YOUR INSTRUCTIONS:
Write out all lines holding the word "this".

Stored items from a collection:
┌──

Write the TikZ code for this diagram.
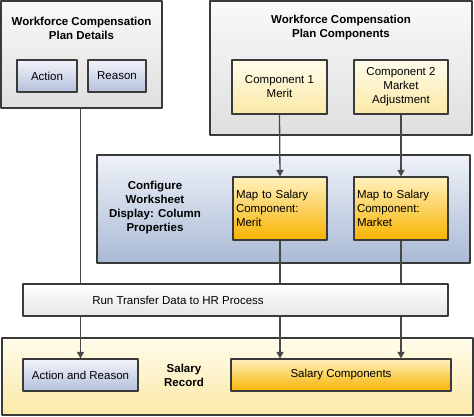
\documentclass[tikz,border=0pt]{standalone}
\usepackage{fontspec}
\setmainfont{Liberation Sans}
\usetikzlibrary{arrows.meta}
\definecolor{edge}{HTML}{3A3A3A}
\definecolor{link}{HTML}{484848}
\definecolor{bluetop}{HTML}{F2F4FA}
\definecolor{bluebot}{HTML}{B4C0DC}
\definecolor{cfgtop}{HTML}{EEF2F8}
\definecolor{cfgbot}{HTML}{A9B9D5}
\definecolor{ambertop}{HTML}{FFF1BE}
\definecolor{amberbot}{HTML}{F7B300}
\definecolor{creamtop}{HTML}{FFFCEC}
\definecolor{creambot}{HTML}{FBE9A6}
\begin{document}
\begin{tikzpicture}[x=1pt,y=-1pt,line join=round,>={Triangle[width=7pt,length=6.5pt]},
	outer/.style={draw=edge,line width=1.8pt,inner sep=0pt},
	inner/.style={draw=edge,line width=1.2pt,inner sep=0pt,font=\fontsize{11.5}{14}\selectfont,align=center},
	grey/.style={top color=gray!5,bottom color=gray!25},
	bluish/.style={top color=bluetop,bottom color=bluebot},
	cream/.style={top color=creamtop,bottom color=creambot},
	amber/.style={top color=ambertop,bottom color=amberbot},
	heading/.style={font=\bfseries\fontsize{11.5}{14}\selectfont,align=center},
	link/.style={draw=link,line width=1.3pt,->}]
	\useasboundingbox (0,0) rectangle (474,417);
	\node[outer,grey,minimum width=161,minimum height=107] (details) at (81.5,54.5) {};
	\node[heading] (detailstitle) at (81.5,28) {Workforce Compensation\\Plan Details};
	\node[inner,bluish,minimum width=60,minimum height=32] (action) at (47,76) {Action};
	\node[inner,bluish,minimum width=58,minimum height=32] (reason) at (117,76) {Reason};
	\node[outer,grey,minimum width=262,minimum height=134] (components) at (341,68) {};
	\node[heading] (componentstitle) at (341,28) {Workforce Compensation\\Plan Components};
	\node[inner,cream,minimum width=95,minimum height=54] (comp1) at (279.5,87) {Component 1\\Merit};
	\node[inner,cream,minimum width=94,minimum height=54] (comp2) at (401,87) {Component 2\\Market\\Adjustment};
	\node[outer,top color=cfgtop,bottom color=cfgbot,minimum width=373,minimum height=108] (config) at (283.5,209) {};
	\node[heading] (configtitle) at (155,208) {Configure\\Worksheet\\Display: Column\\Properties};
	\node[inner,amber,minimum width=94,minimum height=63,align=left,text width=88] (map1) at (280,208.5) {Map to Salary\\Component:\\Merit};
	\node[inner,amber,minimum width=94,minimum height=63,align=left,text width=88] (map2) at (401,208.5) {Map to Salary\\Component:\\Market};
	\node[outer,cream,minimum width=471,minimum height=77] (record) at (237.5,376.5) {};
	\node[heading] (recordtitle) at (184,375) {Salary\\Record};
	\node[inner,bluish,minimum width=115,minimum height=32] (actreason) at (80.5,375) {Action and Reason};
	\node[inner,amber,minimum width=220,minimum height=32] (salcomp) at (341,375) {Salary Components};
	\draw[link] (actreason.north |- details.south) -- (actreason.north);
	\draw[link] (comp1.south) -- (map1.north);
	\draw[link] (comp2.south) -- (map2.north);
	\draw[link] (map1.south) -- (map1.south |- salcomp.north);
	\draw[link] (map2.south) -- (map2.south |- salcomp.north);
	\node[inner,top color=white,bottom color=gray!20,minimum width=425,minimum height=32] (run) at (235.5,300) {};
	\node[font=\fontsize{11.5}{14}\selectfont] (runtext) at (178,300.5) {Run Transfer Data to HR Process};
\end{tikzpicture}
\end{document}
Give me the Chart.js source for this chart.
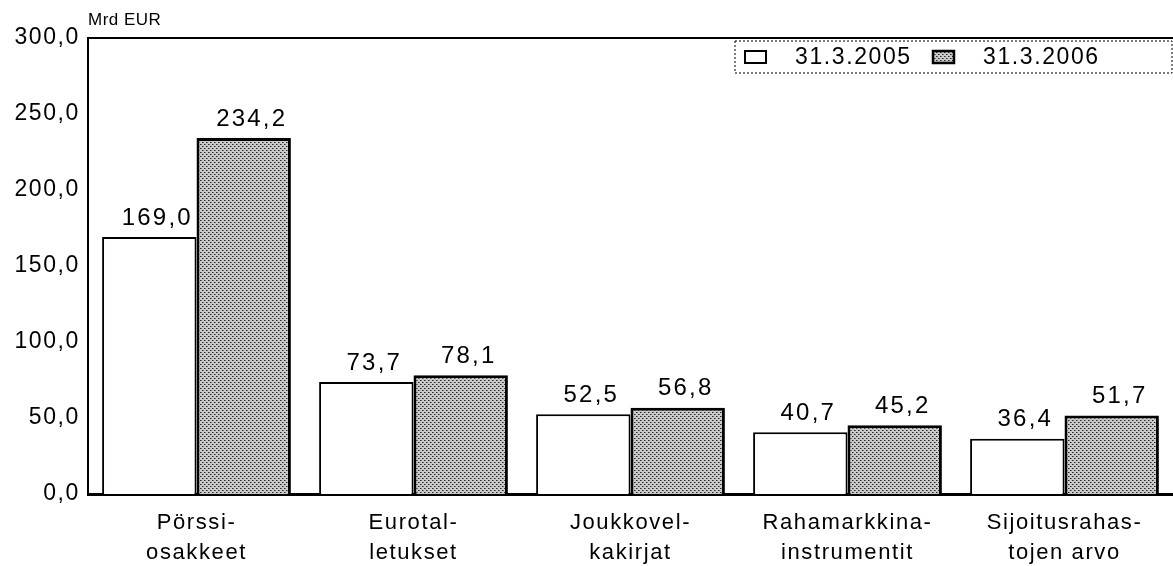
<!DOCTYPE html>
<html>
<head>
<meta charset="utf-8">
<script src="https://cdn.jsdelivr.net/npm/chart.js@4/dist/chart.umd.min.js"></script>
<style>
  body { margin: 0; background: #fff; }
  #wrap { width: 1173px; height: 566px; }
</style>
</head>
<body>
<div id="wrap"><canvas id="bar-chart"></canvas></div>
<script>
var categories = [["Pörssi-", "osakkeet"], ["Eurotal-", "letukset"], ["Joukkovel-", "kakirjat"], ["Rahamarkkina-", "instrumentit"], ["Sijoitusrahas-", "tojen arvo"]];
var series2005 = [169.0, 73.7, 52.5, 40.7, 36.4];
var series2006 = [234.2, 78.1, 56.8, 45.2, 51.7];
var seriesNames = ["31.3.2005", "31.3.2006"];

// stippled grey fill like the print
function dotPattern() {
  var c = document.createElement("canvas");
  c.width = 4; c.height = 4;
  var g = c.getContext("2d");
  g.fillStyle = "#cacaca";
  g.fillRect(0, 0, 4, 4);
  g.fillStyle = "#2a2a2a";
  g.fillRect(0, 0, 1, 1);
  g.fillRect(2, 2, 1, 1);
  g.fillStyle = "#707070";
  g.fillRect(1, 0, 1, 1);
  g.fillRect(3, 2, 1, 1);
  return document.getElementById("bar-chart").getContext("2d").createPattern(c, "repeat");
}
var grey = dotPattern();
var FONT = "'Liberation Sans', Arial, sans-serif";

function fmt(v) { return v.toFixed(1).replace(".", ","); }

// the print has wide letter spacing
var spacing = {
  id: "spacing",
  beforeLayout: function(chart) { chart.ctx.letterSpacing = "1.6px"; },
  beforeDraw: function(chart) { chart.ctx.letterSpacing = "1.6px"; }
};

var extras = {
  id: "extras",
  afterDraw: function(chart) {
    var ctx = chart.ctx, a = chart.chartArea;
    ctx.save();
    // top frame line
    ctx.strokeStyle = "#000";
    ctx.lineWidth = 2;
    ctx.beginPath();
    ctx.moveTo(a.left, a.top);
    ctx.lineTo(chart.width, a.top);
    ctx.stroke();
    // unit
    ctx.fillStyle = "#000";
    ctx.letterSpacing = "0.5px";
    ctx.font = "17px " + FONT;
    ctx.textAlign = "left";
    ctx.textBaseline = "alphabetic";
    ctx.fillText("Mrd EUR", a.left, a.top - 13);
    // value labels
    ctx.letterSpacing = "2.2px";
    ctx.font = "24px " + FONT;
    ctx.textAlign = "center";
    ctx.textBaseline = "bottom";
    chart.data.datasets.forEach(function(ds, i) {
      chart.getDatasetMeta(i).data.forEach(function(bar, j) {
        ctx.fillText(fmt(ds.data[j]), bar.x + 8, bar.y - 7);
      });
    });
    // legend
    var lx = 735, ly = 41, lw = chart.width - lx - 1, lh = 32;
    ctx.letterSpacing = "0px";
    ctx.setLineDash([2, 2]);
    ctx.lineWidth = 1;
    ctx.strokeRect(lx, ly, lw, lh);
    ctx.setLineDash([]);
    ctx.letterSpacing = "1.6px";
    ctx.font = "23px " + FONT;
    ctx.textAlign = "left";
    ctx.textBaseline = "middle";
    var items = [{x: 745, fill: "#fff", w: 2}, {x: 933, fill: grey, w: 2.5}];
    items.forEach(function(it, i) {
      ctx.fillStyle = it.fill;
      ctx.fillRect(it.x, ly + 10, 21, 12);
      ctx.lineWidth = it.w;
      ctx.strokeRect(it.x, ly + 10, 21, 12);
      ctx.fillStyle = "#000";
      ctx.fillText(seriesNames[i], it.x + 50, ly + lh / 2 + 1);
    });
    ctx.restore();
  }
};

new Chart(document.getElementById("bar-chart"), {
  type: "bar",
  data: {
    labels: categories,
    datasets: [{
      label: seriesNames[0],
      data: series2005,
      backgroundColor: "#fff",
      borderColor: "#000",
      borderWidth: 2,
      borderSkipped: "bottom"
    }, {
      label: seriesNames[1],
      data: series2006,
      backgroundColor: grey,
      borderColor: "#000",
      borderWidth: 3,
      borderSkipped: "bottom"
    }]
  },
  plugins: [spacing, extras],
  options: {
    responsive: true,
    maintainAspectRatio: false,
    animation: false,
    datasets: { bar: { categoryPercentage: 0.87, barPercentage: 1.0 } },
    layout: { padding: { left: 0, right: 0, top: 38, bottom: 0 } },
    plugins: { legend: { display: false }, tooltip: { enabled: false } },
    scales: {
      x: {
        grid: { display: false, drawTicks: false },
        border: { color: "#000", width: 3 },
        afterFit: function(s) { s.height = 72; },
        ticks: { color: "#000", font: { family: FONT, size: 22, lineHeight: 1.35 }, padding: 14, maxRotation: 0, autoSkip: false }
      },
      y: {
        min: 0, max: 300,
        grid: { display: false, drawTicks: false },
        border: { color: "#000", width: 2 },
        afterFit: function(s) { s.width = 88; },
        ticks: {
          stepSize: 50, color: "#000", padding: 8,
          font: { family: FONT, size: 23 },
          callback: function(v) { return fmt(v); }
        }
      }
    }
  }
});
</script>
</body>
</html>
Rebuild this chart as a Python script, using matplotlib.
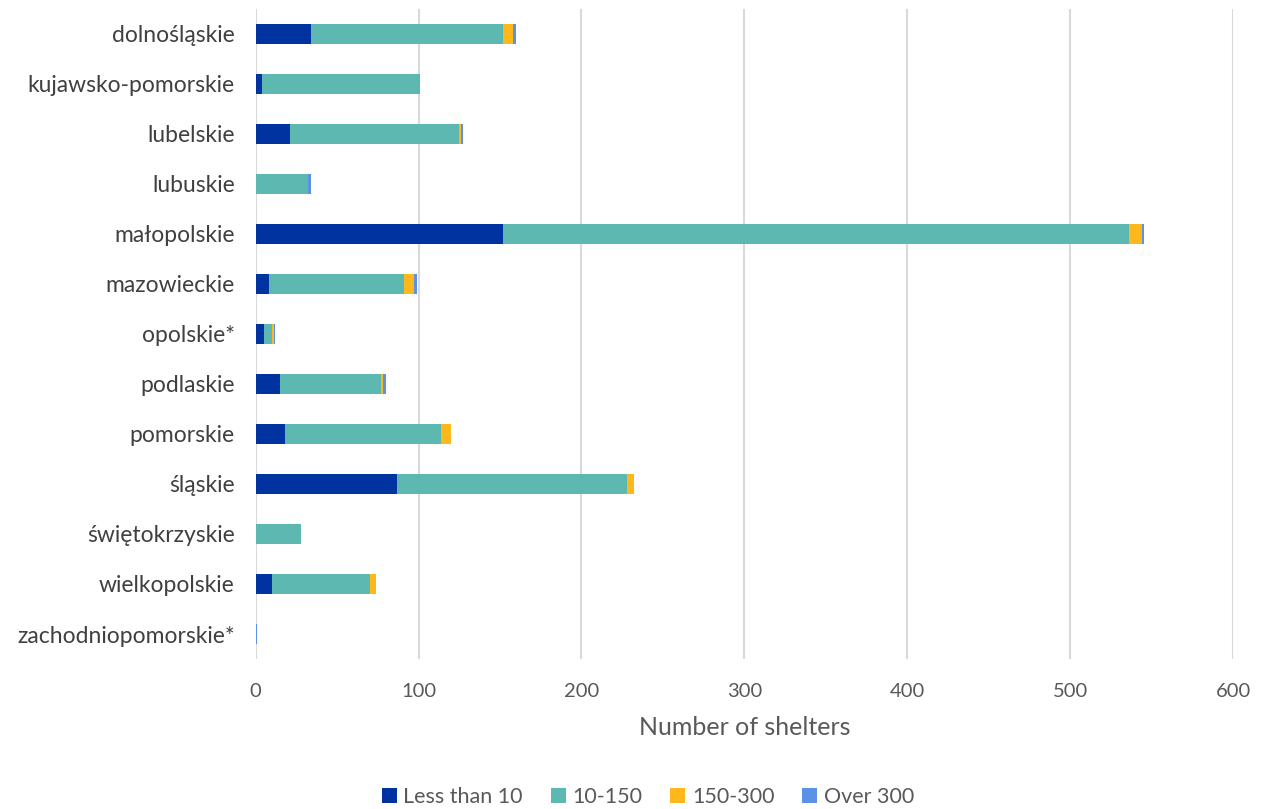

└──

ANSWER TO THE TASK:
Write the TikZ code for this diagram.
Give me the Chart.js source for this chart.
Rebuild this chart as a Python script, using matplotlib.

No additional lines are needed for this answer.